Уилли (Колдер) - страница 10

Когда Уилли пересек Ла-Манш в сопровождении своей няни, он ступил на землю, которая показалась ему чужой. Описывая его детство во Франции, Ребекка Уэст утверждала, что «в тот период он, должно быть, рассматривал окружающий мир несколько отчужденно, сознавая, что существуют иные страны, кроме той, в которой он живет, и иные нормы, помимо тех, которые ему приходится соблюдать». В «Библиотечке путешественника» Моэм признавал, что не был воспитан в традициях культуры какой-то одной страны. «Обстоятельства моего рождения, — писал он, — привили мне образ жизни двух стран, две культуры, две точки зрения; они помешали мне полностью приобрести инстинкты и предрассудки какого-либо одного народа. Но ведь именно в инстинктах и предрассудках наиболее глубоко проявляется ощущение общности со страной».

Прибыв в Англию как чужестранец, даже не зная, как следует, языка, юный Моэм, безусловно, ощущал себя беззащитным и одиноким. Он описывает свое чувство неловкости, когда, ступив на причал в Дувре, он обратился к носильщику по-французски: «Porteur, cabriolet!»[1] или когда в подготовительной школе неправильно ставил ударение в английских словах. «Я дрожал от неуверенности в себе, как лист на ветру», — вспоминал он. Он был чужак и знал, что не похож на детей, выросших на английской земле.
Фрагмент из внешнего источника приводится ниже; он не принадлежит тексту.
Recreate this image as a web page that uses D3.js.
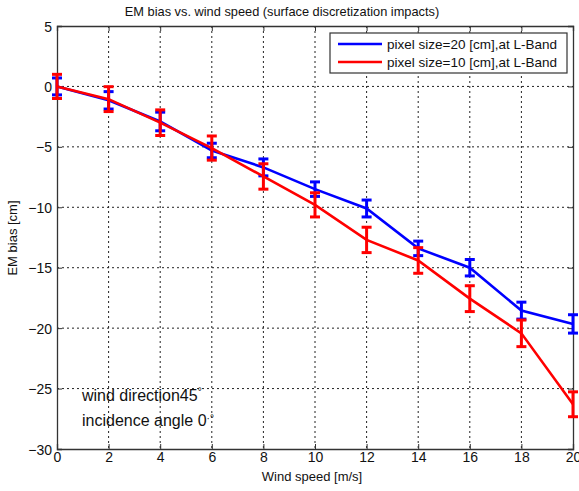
<!DOCTYPE html>
<html><head><meta charset="utf-8">
<script src="https://cdn.jsdelivr.net/npm/d3@7"></script>
<style>body{margin:0;background:#fff}svg{display:block;font-family:"Liberation Sans",Arial,sans-serif}</style>
</head><body><svg id="c" width="579" height="491"></svg>
<script>
const windSpeed = [0,2,4,6,8,10,12,14,16,18,20];
const blueMean = [0,-1.15,-2.9,-5.3,-6.7,-8.5,-10.1,-13.4,-15.0,-18.55,-19.65];
const blueErr  = [0.7,0.72,0.77,0.6,0.7,0.6,0.7,0.6,0.68,0.7,0.76];
const redMean  = [0,-1.05,-3.0,-5.1,-7.45,-9.8,-12.7,-14.4,-17.56,-20.43,-26.3];
const redErr   = [1.0,1.03,1.06,1.0,1.05,1.0,1.05,1.06,1.07,1.1,1.03];
const xTicks = [0,2,4,6,8,10,12,14,16,18,20];
const yTicks = [5,0,-5,-10,-15,-20,-25,-30];
const seriesNames = ["pixel size=20 [cm],at L-Band","pixel size=10 [cm],at L-Band"];
const seriesColors = ["#0000ff","#ff0000"];

const svg = d3.select("#c");
const L=57,R=573,T=26,B=449;
const x = d3.scaleLinear().domain([0,20]).range([L,R]);
const y = d3.scaleLinear().domain([-30,5]).range([B,T]);

// grid
const g = svg.append("g");
g.selectAll(".gx").data(xTicks.slice(1,-1)).enter().append("line")
 .attr("x1",d=>x(d)).attr("x2",d=>x(d)).attr("y1",T).attr("y2",B)
 .attr("stroke","#222").attr("stroke-width",1).attr("stroke-dasharray","2,3");
g.selectAll(".gy").data(yTicks.slice(1,-1)).enter().append("line")
 .attr("y1",d=>y(d)).attr("y2",d=>y(d)).attr("x1",L).attr("x2",R)
 .attr("stroke","#222").attr("stroke-width",1).attr("stroke-dasharray","2,3");

// axes
const xa = svg.append("g").attr("transform",`translate(0,${B})`)
 .call(d3.axisBottom(x).tickValues(xTicks).tickSize(-5).tickPadding(3).tickFormat(d3.format("d")));
const xt = svg.append("g").attr("transform",`translate(0,${T})`)
 .call(d3.axisTop(x).tickValues(xTicks).tickSize(-5).tickFormat(""));
const ya = svg.append("g").attr("transform",`translate(${L},0)`)
 .call(d3.axisLeft(y).tickValues(yTicks).tickSize(-5).tickPadding(5).tickFormat(d3.format("d")));
const yr = svg.append("g").attr("transform",`translate(${R},0)`)
 .call(d3.axisRight(y).tickValues(yTicks).tickSize(-5).tickFormat(""));
[xa,xt,ya,yr].forEach(a=>{
  a.select(".domain").attr("stroke","#333").attr("stroke-width",1.3);
  a.selectAll(".tick line").attr("stroke","#333");
  a.selectAll("text").attr("font-size",14).attr("fill","#111").attr("font-family","Liberation Sans, Arial, sans-serif");
});
ya.selectAll("text").attr("dy","0.36em");

// series
const series = [
 {m:blueMean,e:blueErr,c:seriesColors[0]},
 {m:redMean,e:redErr,c:seriesColors[1]}
];
const line = d3.line().x((d,i)=>x(windSpeed[i])).y(d=>y(d));
const cw = 5;
series.forEach(s=>{
  const sg = svg.append("g");
  sg.append("path").datum(s.m).attr("d",line).attr("fill","none").attr("stroke",s.c).attr("stroke-width",2.6);
  const eb = sg.selectAll(".eb").data(s.m).enter().append("g");
  eb.append("line").attr("x1",(d,i)=>x(windSpeed[i])).attr("x2",(d,i)=>x(windSpeed[i]))
    .attr("y1",(d,i)=>y(d+s.e[i])).attr("y2",(d,i)=>y(d-s.e[i])).attr("stroke",s.c).attr("stroke-width",3);
  eb.append("line").attr("x1",(d,i)=>x(windSpeed[i])-cw).attr("x2",(d,i)=>x(windSpeed[i])+cw)
    .attr("y1",(d,i)=>y(d+s.e[i])).attr("y2",(d,i)=>y(d+s.e[i])).attr("stroke",s.c).attr("stroke-width",3);
  eb.append("line").attr("x1",(d,i)=>x(windSpeed[i])-cw).attr("x2",(d,i)=>x(windSpeed[i])+cw)
    .attr("y1",(d,i)=>y(d-s.e[i])).attr("y2",(d,i)=>y(d-s.e[i])).attr("stroke",s.c).attr("stroke-width",3);
});

// legend
const lg = svg.append("g");
lg.append("rect").attr("x",330).attr("y",33).attr("width",237).attr("height",40)
  .attr("fill","#fff").attr("stroke","#333").attr("stroke-width",1.2);
seriesNames.forEach((n,i)=>{
  const yy = 44 + i*18;
  lg.append("line").attr("x1",338).attr("x2",382).attr("y1",yy).attr("y2",yy).attr("stroke",seriesColors[i]).attr("stroke-width",2.6);
  lg.append("text").attr("x",387).attr("y",yy).attr("dy","0.36em").attr("font-size",13.5).attr("fill","#111").text(n);
});

// title & labels
svg.append("text").attr("x",282).attr("y",16).attr("text-anchor","middle").attr("font-size",12.8).attr("fill","#111")
 .text("EM bias vs. wind speed (surface discretization impacts)");
svg.append("text").attr("x",312).attr("y",481).attr("text-anchor","middle").attr("font-size",13).attr("fill","#111")
 .text("Wind speed [m/s]");
svg.append("text").attr("transform","translate(17,238) rotate(-90)").attr("text-anchor","middle").attr("font-size",13).attr("fill","#111")
 .text("EM bias [cm]");

// annotations
const a1 = svg.append("text").attr("x",82).attr("y",401).attr("font-size",16).attr("fill","#111");
a1.append("tspan").text("wind direction45");
a1.append("tspan").attr("dy",-6).attr("font-size",10).text("\u00B0");
const a2 = svg.append("text").attr("x",82).attr("y",426).attr("font-size",16).attr("fill","#111");
a2.append("tspan").text("incidence angle 0");
a2.append("tspan").attr("dy",-4).attr("font-size",10).text("\u00B7\u00B0");
</script></body></html>
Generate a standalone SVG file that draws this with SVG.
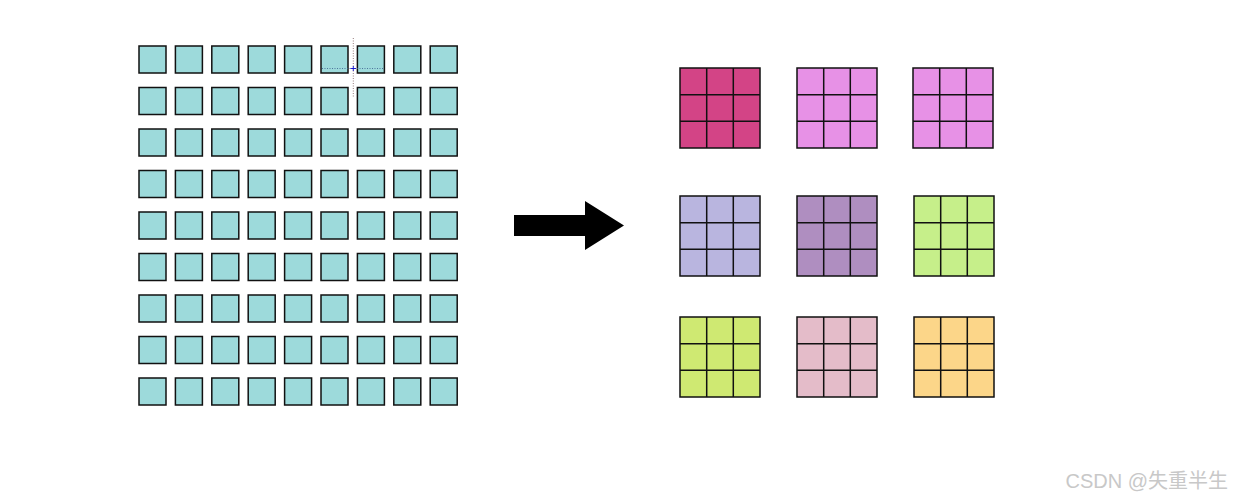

Травма, полученная от переезда из уютной и знакомой квартиры на авеню д’Антэн в дом приходского священника, усугубилась увольнением его няни. Много лет спустя писатель жаловался своему племяннику, что няню рассчитали в тот же день, как он приехал в Уитстебл. «Сразу же после моего приезда в дом священника дядя объявил мне, что моя няня должна вернуться обратно, потому что он не в состоянии платить ей. После смерти отца и матери няня оставалась единственным человеком, которого я любил. Она напоминала мне о любви и радостных минутах, которые я испытывал, живя на авеню д’Антэн. Она была моим единственным другом. Мои старшие братья жили отдельно, няня же всегда находилась рядом со мной и ее любовь ко мне была взаимной. Она оставалась последним звеном, связывавшим меня с матерью. И в первый же день я ее лишился».

«Я никогда не забуду горечи тех лет», — признавался Моэм, оглядываясь назад. Причиненная в детстве боль невыносимо жгла его душу всю жизнь. «Он всячески избегал говорить о годах своего детства», — вспоминал Гамильтон Бассо в 1945 году.

Моэм дал портреты священника и его жены в двух своих романах: саркастически в «Бремени страстей человеческих» и с некоторой симпатией в «Пирогах и пиве». Судя по отзывам всех, кто знал дядюшку писателя, преподобный Моэм был ограниченным, недалеким человеком, которого отличали высокомерие, педантизм и снобизм. Его жена, немка Софи, при своей чопорности и строгости не была лишена доброты. Когда Уилли появился в их доме, им уже перевалило за пятьдесят. Детей у них никогда не было, и они, конечно, не были готовы взять на себя воспитание впечатлительного мальчугана, только что потерявшего родителей. Размеренная жизнь прихода отражала характер и привычки его пастыря. Поэтому Уилли неоднократно давалось понять, что своим приездом он нарушил царивший в доме порядок.